__Dataset extract__:
## Begin

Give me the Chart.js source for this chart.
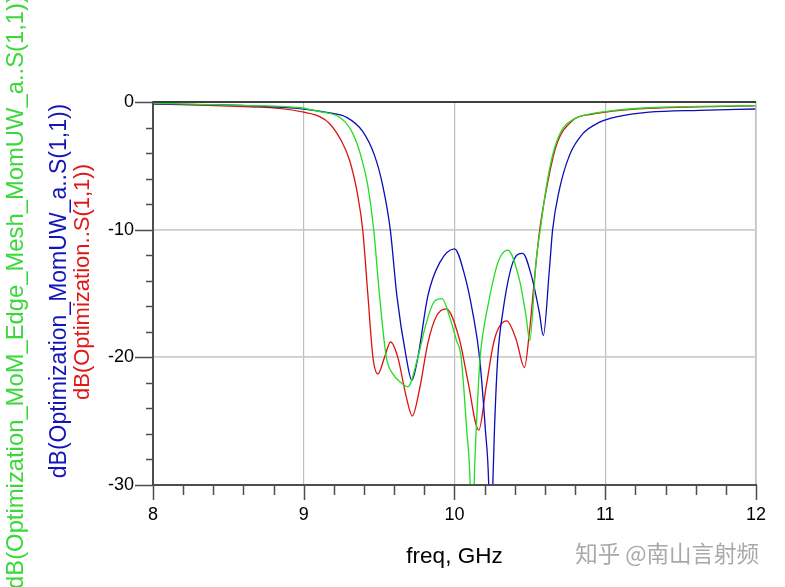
<!DOCTYPE html>
<html><head><meta charset="utf-8">
<script src="https://cdn.jsdelivr.net/npm/chart.js@4.4.1/dist/chart.umd.min.js"></script>
<style>html,body{margin:0;padding:0;background:#fff;overflow:hidden}#wrap{position:relative;width:785px;height:587px}</style>
</head><body><div id="wrap"><canvas id="c" width="785" height="587"></canvas></div>
<script>
// ---- data (freq in GHz, S11 in dB) ----
const greenFreq = [8.000, 8.311, 8.642, 8.974, 9.106, 9.238, 9.318, 9.371, 9.424, 9.464, 9.503, 9.548, 9.591, 9.647, 9.691, 9.757, 9.813, 9.868, 9.917, 9.967, 10.011, 10.044, 10.081, 10.104, 10.117, 10.130, 10.144, 10.170, 10.192, 10.221, 10.287, 10.353, 10.430, 10.475, 10.499, 10.541, 10.574, 10.607, 10.651, 10.707, 10.783, 10.894, 11.046, 11.291, 11.623, 12.000];
const greenDb   = [-0.1, -0.18, -0.28, -0.45, -0.75, -1.2, -2.3, -3.9, -6.5, -10, -15.2, -20, -21.3, -22, -22.3, -20, -17.3, -15.6, -15.4, -16.8, -18.6, -20, -25.7, -30, -38, -30, -25.7, -20, -17.9, -16.0, -12.6, -11.6, -13.9, -16.8, -18.7, -12.5, -9.6, -6.8, -4.15, -2.3, -1.4, -0.95, -0.68, -0.45, -0.35, -0.28];

const blueFreq = [8.000, 8.311, 8.642, 9.000, 9.172, 9.285, 9.391, 9.470, 9.523, 9.574, 9.618, 9.680, 9.717, 9.757, 9.823, 9.901, 10.000, 10.066, 10.121, 10.166, 10.205, 10.227, 10.240, 10.254, 10.265, 10.287, 10.320, 10.386, 10.452, 10.510, 10.563, 10.589, 10.629, 10.651, 10.695, 10.762, 10.850, 10.960, 11.082, 11.291, 11.623, 12.000];
const blueDb   = [-0.15, -0.2, -0.3, -0.55, -0.85, -1.2, -2.3, -4.2, -6.5, -10, -15.2, -20, -21.8, -20, -15.2, -12.6, -11.5, -13.5, -16.5, -20, -25.7, -30, -38, -30, -25.7, -20, -16.5, -12.6, -11.85, -13.6, -16.5, -18.3, -13.2, -10, -6.9, -4.2, -2.5, -1.6, -1.15, -0.8, -0.65, -0.55];

const redFreq = [8.000, 8.311, 8.642, 8.841, 9.000, 9.106, 9.172, 9.252, 9.305, 9.358, 9.391, 9.426, 9.459, 9.492, 9.536, 9.576, 9.624, 9.680, 9.720, 9.768, 9.823, 9.879, 9.945, 10.033, 10.088, 10.161, 10.210, 10.265, 10.346, 10.409, 10.464, 10.497, 10.530, 10.563, 10.607, 10.673, 10.783, 10.916, 11.048, 11.291, 11.623, 12.000];
const redDb   = [-0.15, -0.25, -0.38, -0.5, -0.8, -1.15, -1.7, -3.1, -4.6, -7.3, -10, -15.2, -20, -21.3, -20, -18.8, -20, -23.1, -24.6, -22.5, -18.9, -16.8, -16.2, -18.6, -21.8, -25.7, -22.3, -18.6, -17.15, -18.6, -20.8, -18, -13.9, -10.2, -7, -3.5, -1.45, -0.95, -0.72, -0.5, -0.38, -0.3];

const xTicks = [8, 9, 10, 11, 12];
const yTicks = [0, -10, -20, -30];
const xMinorStep = 0.2;
const yMinorStep = 2;

const titleGreen = 'dB(Optimization_MoM_Edge_Mesh_MomUW_a..S(1,1))';
const titleBlue  = 'dB(Optimization_MomUW_a..S(1,1))';
const titleRed   = 'dB(Optimization..S(1,1))';
const xTitle = 'freq, GHz';
const watermark = '知乎 @南山言射频';

const GREEN = '#22dd22', BLUE = '#0c0cb8', RED = '#dd1111';
const FONT = "'Liberation Sans', Arial, sans-serif";

const zip = (xs, ys) => xs.map((v, i) => ({x: v, y: ys[i]}));

const overlay = {
  id: 'overlay',
  afterDraw(chart) {
    const {ctx, chartArea: a, scales: {x, y}} = chart;
    ctx.save();
    // right border
    ctx.strokeStyle = '#c6c6c6'; ctx.lineWidth = 1.5;
    ctx.beginPath(); ctx.moveTo(a.right, a.top); ctx.lineTo(a.right, a.bottom); ctx.stroke();
    // top border (0 dB)
    ctx.strokeStyle = '#000'; ctx.lineWidth = 1.5;
    ctx.beginPath(); ctx.moveTo(a.left, a.top); ctx.lineTo(a.right, a.top); ctx.stroke();
    // axes
    ctx.strokeStyle = '#4e4e4e'; ctx.lineWidth = 2;
    ctx.beginPath(); ctx.moveTo(a.left, a.top - 1); ctx.lineTo(a.left, a.bottom); ctx.lineTo(a.right + 1, a.bottom); ctx.stroke();
    ctx.lineWidth = 1.5;
    // y ticks
    ctx.beginPath();
    for (let v = y.max; v >= y.min - 1e-9; v -= yMinorStep) {
      const py = Math.round(y.getPixelForValue(v)) + 0.5;
      const major = Math.abs(v % 10) < 1e-6;
      ctx.moveTo(a.left - (major ? 18 : 7), py); ctx.lineTo(a.left, py);
    }
    ctx.stroke();
    // x ticks
    ctx.beginPath();
    const n = Math.round((x.max - x.min) / xMinorStep);
    for (let i = 0; i <= n; i++) {
      const v = x.min + i * xMinorStep;
      const px = Math.round(x.getPixelForValue(v)) + 0.5;
      const major = i % 5 === 0;
      ctx.moveTo(px, a.bottom); ctx.lineTo(px, a.bottom + (major ? 15 : 10));
    }
    ctx.stroke();
    // x title
    ctx.fillStyle = '#000';
    ctx.font = '22.5px ' + FONT;
    ctx.textAlign = 'center'; ctx.textBaseline = 'alphabetic';
    ctx.fillText(xTitle, (a.left + a.right) / 2, 563);
    // y titles (rotated)
    const rot = (txt, bx, cy, color, size) => {
      ctx.save();
      ctx.translate(bx, cy); ctx.rotate(-Math.PI / 2);
      ctx.fillStyle = color; ctx.font = size + 'px ' + FONT;
      ctx.textAlign = 'center'; ctx.textBaseline = 'alphabetic';
      ctx.fillText(txt, 0, 0);
      ctx.restore();
    };
    rot(titleGreen, 23, 292, '#3ad83a', 23.8);
    rot(titleBlue, 66, 291, '#1414bb', 23);
    rot(titleRed, 89, 282, '#e01818', 22);
    // watermark
    ctx.font = "22.5px 'Noto Sans CJK SC', sans-serif";
    ctx.textAlign = 'right'; ctx.textBaseline = 'middle';
    ctx.fillStyle = '#ffffff';
    ctx.fillText(watermark, 760, 554);
    ctx.fillStyle = '#a9a9a9';
    ctx.fillText(watermark, 759, 553);
    ctx.restore();
  }
};

new Chart(document.getElementById('c'), {
  type: 'line',
  data: {
    datasets: [
      {label: 'green', data: zip(greenFreq, greenDb), borderColor: GREEN},
      {label: 'blue', data: zip(blueFreq, blueDb), borderColor: BLUE},
      {label: 'red', data: zip(redFreq, redDb), borderColor: RED}
    ].map(d => Object.assign(d, {borderWidth: 1.3, pointRadius: 0, fill: false, cubicInterpolationMode: 'monotone'}))
  },
  options: {
    responsive: false, animation: false, devicePixelRatio: 1,
    layout: {padding: {left: 0, right: 28, top: 102, bottom: 0}},
    plugins: {legend: {display: false}, tooltip: {enabled: false}},
    scales: {
      x: {
        type: 'linear', min: 8, max: 12,
        afterBuildTicks: s => { s.ticks = xTicks.map(v => ({value: v})); },
        afterFit: s => { s.height = 102; },
        ticks: {color: '#000', font: {family: FONT, size: 18}, padding: 19, maxRotation: 0, autoSkip: false},
        grid: {drawTicks: false, lineWidth: 1.2, color: c => (c.tick && c.tick.value === 8) ? 'rgba(0,0,0,0)' : '#bdbdbd'},
        border: {display: false}
      },
      y: {
        type: 'linear', min: -30, max: 0,
        afterBuildTicks: s => { s.ticks = yTicks.map(v => ({value: v})); },
        afterFit: s => { s.width = 153; },
        ticks: {color: '#000', font: {family: FONT, size: 18}, padding: 19, autoSkip: false},
        grid: {drawTicks: false, lineWidth: 1.8, color: c => (c.tick && (c.tick.value === 0 || c.tick.value === -30)) ? 'rgba(0,0,0,0)' : '#cdcdcd'},
        border: {display: false}
      }
    }
  },
  plugins: [overlay]
});
</script></body></html>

## End

__Aim__: Write out an exact copy of the listing, first line through the line containing "-0.45, -0.35, -0.28];", with the pictures left out.

__Written solution__:
Give me the Chart.js source for this chart.
<!DOCTYPE html>
<html><head><meta charset="utf-8">
<script src="https://cdn.jsdelivr.net/npm/chart.js@4.4.1/dist/chart.umd.min.js"></script>
<style>html,body{margin:0;padding:0;background:#fff;overflow:hidden}#wrap{position:relative;width:785px;height:587px}</style>
</head><body><div id="wrap"><canvas id="c" width="785" height="587"></canvas></div>
<script>
// ---- data (freq in GHz, S11 in dB) ----
const greenFreq = [8.000, 8.311, 8.642, 8.974, 9.106, 9.238, 9.318, 9.371, 9.424, 9.464, 9.503, 9.548, 9.591, 9.647, 9.691, 9.757, 9.813, 9.868, 9.917, 9.967, 10.011, 10.044, 10.081, 10.104, 10.117, 10.130, 10.144, 10.170, 10.192, 10.221, 10.287, 10.353, 10.430, 10.475, 10.499, 10.541, 10.574, 10.607, 10.651, 10.707, 10.783, 10.894, 11.046, 11.291, 11.623, 12.000];
const greenDb   = [-0.1, -0.18, -0.28, -0.45, -0.75, -1.2, -2.3, -3.9, -6.5, -10, -15.2, -20, -21.3, -22, -22.3, -20, -17.3, -15.6, -15.4, -16.8, -18.6, -20, -25.7, -30, -38, -30, -25.7, -20, -17.9, -16.0, -12.6, -11.6, -13.9, -16.8, -18.7, -12.5, -9.6, -6.8, -4.15, -2.3, -1.4, -0.95, -0.68, -0.45, -0.35, -0.28];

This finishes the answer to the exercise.